**WRITTEN TASK**
Please, without the pictures, retype exactly the lines from the start of the material through the line that holds "from bokeh.core.properties import value".

**RAW DATA**
=-=-=

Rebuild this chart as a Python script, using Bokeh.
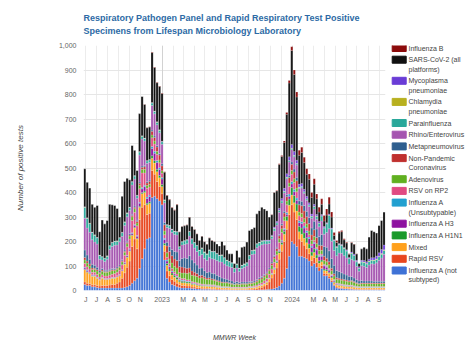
import pandas as pd
from bokeh.plotting import figure
from bokeh.models import ColumnDataSource, Range1d, FixedTicker, NumeralTickFormatter, Title, Grid
from bokeh.layouts import row
from bokeh.embed import file_html
from bokeh.resources import INLINE
from bokeh.core.properties import value

# MMWR weeks (week start dates)
weeks = pd.date_range("2022-05-29", periods=121, freq="7D")

flu_a_nst = [25,20,20,15,15,12,10,10,10,10,10,10,10,10,10,
 10,12,15,20,30,40,50,90,130,170,210,215,380,385,375,365,350,
 125,50,35,25,20,15,12,10,10,10,10,8,8,6,6,5,5,5,5,4,4,
 3,3,3,3,3,2,2,2,2,2,2,2,2,2,
 2,2,2,3,3,3,4,5,6,8,12,18,30,50,90,140,
 200,190,180,140,140,135,130,120,100,110,95,80,90,60,60,50,35,20,
 10,8,8,6,6,5,5,4,4,3,3,3,3,3,3,3,3,3,3,3]
rapid_rsv = [10,10,8,8,8,8,8,10,10,10,12,15,15,20,25,
 40,60,80,100,150,170,120,200,210,180,100,100,110,90,70,60,45,
 35,30,25,20,18,15,12,10,10,8,8,6,6,5,5,4,4,4,3,3,3,
 3,3,2,2,2,2,2,2,2,2,2,2,2,3,
 3,4,5,8,10,15,20,30,45,60,80,110,130,150,160,170,
 150,130,110,70,60,50,40,30,22,25,20,15,12,10,8,8,6,5,
 4,4,3,3,3,3,3,2,2,2,2,2,2,2,2,2,2,2,2,2]
mixed = [50,45,40,35,35,30,25,30,25,25,25,25,25,25,25,
 30,35,40,40,45,45,40,50,55,50,40,40,50,45,40,35,30,
 25,22,20,18,16,15,12,12,12,12,12,10,10,10,8,8,8,8,8,8,8,
 7,7,6,6,6,6,5,5,5,5,5,5,5,6,
 6,6,7,8,8,9,10,12,14,18,20,25,28,30,35,38,
 40,38,35,30,30,28,25,22,20,20,18,16,15,12,12,12,10,8,
 8,8,8,8,7,7,7,7,6,6,6,6,6,6,6,6,6,6,6,6]
flu_a_h1n1 = [2,2,2,1,1,1,1,1,1,1,1,1,1,1,1,
 1,1,2,2,2,3,3,4,5,6,6,7,10,10,10,9,8,
 8,8,8,8,8,8,6,6,6,5,5,5,4,4,3,3,3,2,2,2,2,
 2,1,1,1,1,1,1,1,1,1,1,1,1,1,
 1,1,1,1,1,1,1,2,2,3,4,6,8,12,18,25,
 30,30,28,22,25,22,20,18,15,15,12,10,8,6,5,5,4,3,
 2,2,2,2,2,2,2,2,1,1,1,1,1,1,1,1,1,1,1,1]
flu_a_h3 = [5,5,4,3,3,2,2,2,2,2,2,2,2,3,3,
 3,4,5,6,6,8,8,12,15,18,20,22,30,30,28,25,22,
 15,10,8,6,5,4,3,3,3,2,2,2,2,2,2,2,2,2,2,2,2,
 1,1,1,1,1,1,1,1,1,1,1,1,1,1,
 1,1,1,1,1,1,1,1,2,2,3,4,5,6,8,12,
 15,15,15,15,18,20,22,22,20,22,20,18,15,12,10,8,6,4,
 3,3,2,2,2,2,2,1,1,1,1,1,1,1,1,1,1,1,1,1]
flu_a_unsub = [3,3,2,2,2,2,1,1,1,1,1,1,1,1,1,
 1,2,2,2,3,3,3,4,5,6,6,6,8,8,8,7,6,
 5,4,3,3,2,2,2,2,2,2,2,1,1,1,1,1,1,1,1,1,1,
 1,1,1,1,1,1,1,1,1,1,1,1,1,1,
 1,1,1,1,1,1,1,1,1,2,2,3,4,5,7,9,
 10,10,10,8,8,8,7,6,5,5,5,4,4,3,3,3,2,2,
 1,1,1,1,1,1,1,1,1,1,1,1,1,1,1,1,1,1,1,1]
rsv_rp2 = [15,12,12,10,10,10,8,10,10,10,12,12,15,15,18,
 20,30,35,40,50,50,40,55,60,50,35,32,35,30,25,20,18,
 15,12,10,10,8,8,6,6,6,5,5,5,4,4,4,4,3,3,3,3,3,
 3,3,2,2,2,2,2,2,2,2,2,2,2,3,
 3,4,5,6,8,10,12,15,18,22,25,30,32,32,32,30,
 30,28,25,20,18,15,12,10,8,8,6,5,5,4,4,4,3,3,
 3,3,3,3,2,2,2,2,2,2,2,2,2,2,2,2,2,2,2,2]
adenovirus = [15,15,12,12,12,15,15,15,15,15,15,15,12,12,12,
 12,12,12,12,15,15,12,15,15,15,12,12,12,12,12,12,10,
 15,18,20,22,22,25,20,22,22,25,28,25,25,25,22,25,22,20,22,20,18,
 18,16,16,15,15,14,12,10,12,10,12,12,12,12,
 12,12,14,15,15,15,15,15,15,15,15,15,15,15,15,15,
 15,15,15,15,15,15,15,15,15,15,15,15,15,15,15,15,15,15,
 15,15,15,15,15,14,15,14,12,10,12,12,12,12,12,12,12,12,12,12]
np_coronavirus = [10,8,8,6,5,5,5,5,4,4,4,4,4,4,4,
 4,4,5,5,5,6,6,8,8,10,10,12,15,15,18,20,20,
 25,28,30,30,30,30,25,25,22,22,20,18,15,12,10,10,8,6,6,5,5,
 4,4,3,3,3,3,3,2,3,3,3,3,3,3,
 3,3,4,4,5,5,6,6,8,8,10,12,14,16,18,22,
 25,28,30,30,32,32,30,30,22,28,25,22,20,18,15,12,10,8,
 6,6,5,5,5,4,4,4,3,3,3,3,3,3,3,3,3,3,3,3]
metapneumovirus = [30,25,20,15,12,10,8,6,5,5,5,5,5,5,5,
 5,5,5,5,5,5,5,5,5,5,5,5,5,6,6,6,8,
 10,15,20,25,30,35,25,35,40,40,50,45,38,35,30,30,25,22,24,22,22,
 20,18,16,14,12,10,10,8,8,6,6,6,6,5,
 5,5,5,5,5,5,5,5,5,5,6,6,6,7,8,9,
 10,12,14,16,18,22,22,25,28,35,35,35,45,40,45,45,40,35,
 30,28,25,22,20,18,16,14,12,10,10,8,8,8,8,7,7,7,7,7]
rhino_entero = [130,110,110,100,95,95,45,35,35,45,80,90,95,90,95,
 95,100,100,95,120,110,90,110,110,100,75,72,100,90,85,85,80,
 80,60,75,70,70,70,45,55,55,60,80,65,60,55,50,55,50,50,60,60,60,
 60,60,65,60,55,55,55,40,55,45,55,60,65,90,
 110,110,130,130,130,125,115,100,95,100,90,90,85,75,65,55,
 50,50,50,50,55,50,45,45,40,50,40,40,55,50,60,90,70,60,
 60,75,80,75,70,50,70,70,55,40,60,60,55,65,70,70,75,85,95,110]
parainfluenza = [45,40,35,30,28,25,15,12,12,12,15,15,15,15,15,
 15,14,14,12,12,12,10,12,12,10,10,10,10,10,10,10,10,
 10,10,10,12,12,12,10,12,14,15,18,20,22,24,22,25,25,25,28,28,30,
 28,26,28,25,22,20,18,15,15,12,12,12,12,15,
 15,15,15,14,14,12,12,10,10,10,9,8,8,6,6,5,
 5,5,5,5,5,5,6,6,8,10,12,15,20,25,35,55,50,40,
 35,35,32,30,28,22,25,22,18,12,15,15,14,14,14,14,14,15,15,15]
chlamydia = [1,1,1,1,1,1,1,1,1,1,1,1,1,1,1,
 1,1,1,1,1,1,1,1,1,1,1,1,1,1,1,1,1,
 1,1,1,1,1,1,1,1,1,1,1,1,1,1,1,1,1,1,1,1,1,
 1,1,1,1,1,1,1,1,1,1,1,1,1,1,
 1,1,1,1,1,1,1,1,1,1,1,1,1,1,1,1,
 1,1,1,1,1,1,1,1,1,1,1,1,1,1,1,1,1,1,
 1,1,1,1,1,1,1,1,1,1,1,2,2,2,2,2,2,2,3,3]
mycoplasma = [1,1,1,1,1,1,1,1,1,1,1,1,1,1,1,
 1,1,1,1,1,1,1,1,1,1,1,1,1,1,1,1,1,
 1,1,1,1,1,1,1,1,1,1,1,1,1,1,1,1,1,1,1,1,1,
 1,1,1,1,1,1,1,1,1,1,1,1,1,1,
 1,1,1,1,2,2,3,3,4,5,6,8,10,12,14,15,
 15,15,14,12,12,10,10,8,8,8,6,6,5,5,4,4,3,3,
 3,3,3,3,4,4,4,5,5,5,6,6,7,8,9,10,12,14,16,20]
sars_cov_2 = [155,145,143,113,112,130,95,149,140,144,168,153,145,132,84,
 147,164,141,111,147,103,101,155,160,137,133,132,204,177,159,177,195,
 113,119,104,87,85,109,59,61,60,59,57,49,52,46,39,47,41,39,48,44,39,
 38,37,54,50,40,31,36,19,54,44,73,71,84,101,
 87,91,121,128,136,128,120,94,83,141,123,178,171,187,242,301,
 384,315,258,118,126,109,90,96,68,82,64,38,42,23,31,41,45,18,
 15,43,52,31,28,13,38,40,26,13,47,55,53,90,111,106,94,111,119,134]
flu_b = [0,0,0,0,0,0,0,0,0,0,0,0,0,0,0,
 0,0,0,0,0,0,0,0,0,1,1,1,2,2,2,2,2,
 2,2,2,2,2,2,1,1,1,1,1,1,1,1,1,1,1,1,1,1,1,
 0,0,0,0,0,0,0,0,0,0,0,0,0,0,
 0,0,0,0,0,0,0,0,1,1,2,3,4,6,8,10,
 15,18,20,20,22,22,22,22,20,22,20,20,22,22,25,28,20,12,
 8,6,5,4,3,2,2,1,1,0,0,0,0,0,0,0,0,0,0,0]

# stack order: bottom -> top
series_keys = ["flu_a_nst", "rapid_rsv", "mixed", "flu_a_h1n1", "flu_a_h3", "flu_a_unsub",
               "rsv_rp2", "adenovirus", "np_coronavirus", "metapneumovirus", "rhino_entero",
               "parainfluenza", "chlamydia", "mycoplasma", "sars_cov_2", "flu_b"]
series_values = [flu_a_nst, rapid_rsv, mixed, flu_a_h1n1, flu_a_h3, flu_a_unsub,
                 rsv_rp2, adenovirus, np_coronavirus, metapneumovirus, rhino_entero,
                 parainfluenza, chlamydia, mycoplasma, sars_cov_2, flu_b]
series_colors = ["#3f72d6", "#e8461e", "#ffa01c", "#1a9a2a", "#8e12a0", "#22a0d0",
                 "#e04a82", "#60b020", "#c0302e", "#2f5f8f", "#a555b0",
                 "#2aa89a", "#b8b01f", "#6a3cd6", "#111111", "#8c0b0b"]
legend_lines = [["Influenza A (not", "subtyped)"], ["Rapid RSV"], ["Mixed"], ["Influenza A H1N1"],
                ["Influenza A H3"], ["Influenza A", "(Unsubtypable)"], ["RSV on RP2"], ["Adenovirus"],
                ["Non-Pandemic", "Coronavirus"], ["Metapneumovirus"], ["Rhino/Enterovirus"],
                ["Parainfluenza"], ["Chlamydia", "pneumoniae"], ["Mycoplasma", "pneumoniae"],
                ["SARS-CoV-2 (all", "platforms)"], ["Influenza B"]]
title_lines = ["Respiratory Pathogen Panel and Rapid Respiratory Test Positive",
               "Specimens from Lifespan Microbiology Laboratory"]

month_ticks = pd.date_range("2022-06-01", "2024-09-01", freq="MS")
tick_labels = ["J", "J", "A", "S", "O", "N", "", "2023", "", "M", "A", "M", "J", "J", "A", "S",
               "O", "N", "", "2024", "", "M", "A", "M", "J", "J", "A", "S"]
year_ticks = pd.to_datetime(["2023-01-01", "2024-01-01"])

for v in series_values:
    assert len(v) == len(weeks)

data = {"week": weeks}
for k, v in zip(series_keys, series_values):
    data[k] = v
source = ColumnDataSource(data)

FONT = "Liberation Sans"
week_ms = 7 * 24 * 3600 * 1000

p = figure(width=388, height=345, x_axis_type="datetime", output_backend="svg",
           toolbar_location=None,
           x_range=Range1d(weeks[0] - pd.Timedelta(hours=84), weeks[-1] + pd.Timedelta(hours=96)),
           y_range=Range1d(0, 1000),
           min_border_left=83, min_border_right=3, min_border_top=45, min_border_bottom=55)
p.title = None
p.add_layout(Title(text="\n".join(title_lines), align="left",
                   text_font=FONT, text_font_size="9px", text_font_style="bold",
                   text_line_height=1.33, text_color="#2d6aa5", standoff=18), "above")

p.vbar_stack(series_keys, x="week", width=0.84 * week_ms, source=source, color=series_colors,
             line_color="white", line_width=0.3, line_alpha=0.6)

tick_ms = [int(t.timestamp() * 1000) for t in month_ticks]
p.xaxis.ticker = FixedTicker(ticks=tick_ms)
p.xaxis.major_label_overrides = {t: lab for t, lab in zip(tick_ms, tick_labels)}
p.yaxis.ticker = FixedTicker(ticks=list(range(0, 1001, 100)))
p.yaxis.formatter = NumeralTickFormatter(format="0,0")

for ax in (p.xaxis[0], p.yaxis[0]):
    ax.axis_line_color = None
    ax.major_tick_line_color = None
    ax.minor_tick_line_color = None
    ax.major_tick_in = 0
    ax.major_tick_out = 0
    ax.minor_tick_out = 0
    ax.major_label_text_font = FONT
    ax.major_label_text_font_size = "7px"
    ax.major_label_text_color = "#666666"
    ax.axis_label_text_font = FONT
    ax.axis_label_text_font_size = "7px"
    ax.axis_label_text_font_style = "italic"
    ax.axis_label_text_color = "#444444"

p.yaxis.major_label_standoff = 7
p.yaxis.axis_label = "Number of positive tests"
p.yaxis.axis_label_text_font_size = "8px"
p.yaxis.axis_label_standoff = 31
p.xaxis.major_label_standoff = 5
p.xaxis.axis_label = "MMWR Week"
p.xaxis.axis_label_standoff = 28

p.xgrid.grid_line_color = "#ececec"
p.ygrid.grid_line_color = "#e6e6e6"
p.add_layout(Grid(dimension=0, ticker=FixedTicker(ticks=[int(t.timestamp() * 1000) for t in year_ticks]),
                  grid_line_color="#d2d2d2"))
p.outline_line_color = None
p.background_fill_color = "white"
p.border_fill_color = "white"

# legend panel (its frame is aligned with the main frame; ranges map to page pixels)
lg = figure(width=86, height=345, x_range=Range1d(388, 474), y_range=Range1d(290, 45),
            output_backend="svg", toolbar_location=None,
            min_border_left=0, min_border_right=0, min_border_top=45, min_border_bottom=55,
            x_axis_location=None, y_axis_location=None)
lg.grid.visible = False
lg.outline_line_color = None
lg.title = None
sw_x, sw_y, sw_c = [], [], []
tx, ty, tt = [], [], []
y = 47.5
for lines, col in zip(reversed(legend_lines), reversed(series_colors)):
    sw_x.append(398.7)
    sw_y.append(y)
    sw_c.append(col)
    for k, ln in enumerate(lines):
        tx.append(408)
        ty.append(y + 9.4 * k)
        tt.append(ln)
    y += 11.7 + 9.4 * (len(lines) - 1)
lg.rect(x=sw_x, y=sw_y, width=14, height=7, color=sw_c)
lg.text(x=tx, y=ty, text=tt, text_font=value(FONT), text_font_size="7px",
        text_baseline="middle", text_align="left", text_color="#444444")

layout = row(p, lg)
open("out.html", "w").write(file_html(layout, INLINE))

=-=-=

**SOLUTION FOR THIS EXERCISE**
Rebuild this chart as a Python script, using Bokeh.
import pandas as pd
from bokeh.plotting import figure
from bokeh.models import ColumnDataSource, Range1d, FixedTicker, NumeralTickFormatter, Title, Grid
from bokeh.layouts import row
from bokeh.embed import file_html
from bokeh.resources import INLINE
from bokeh.core.properties import value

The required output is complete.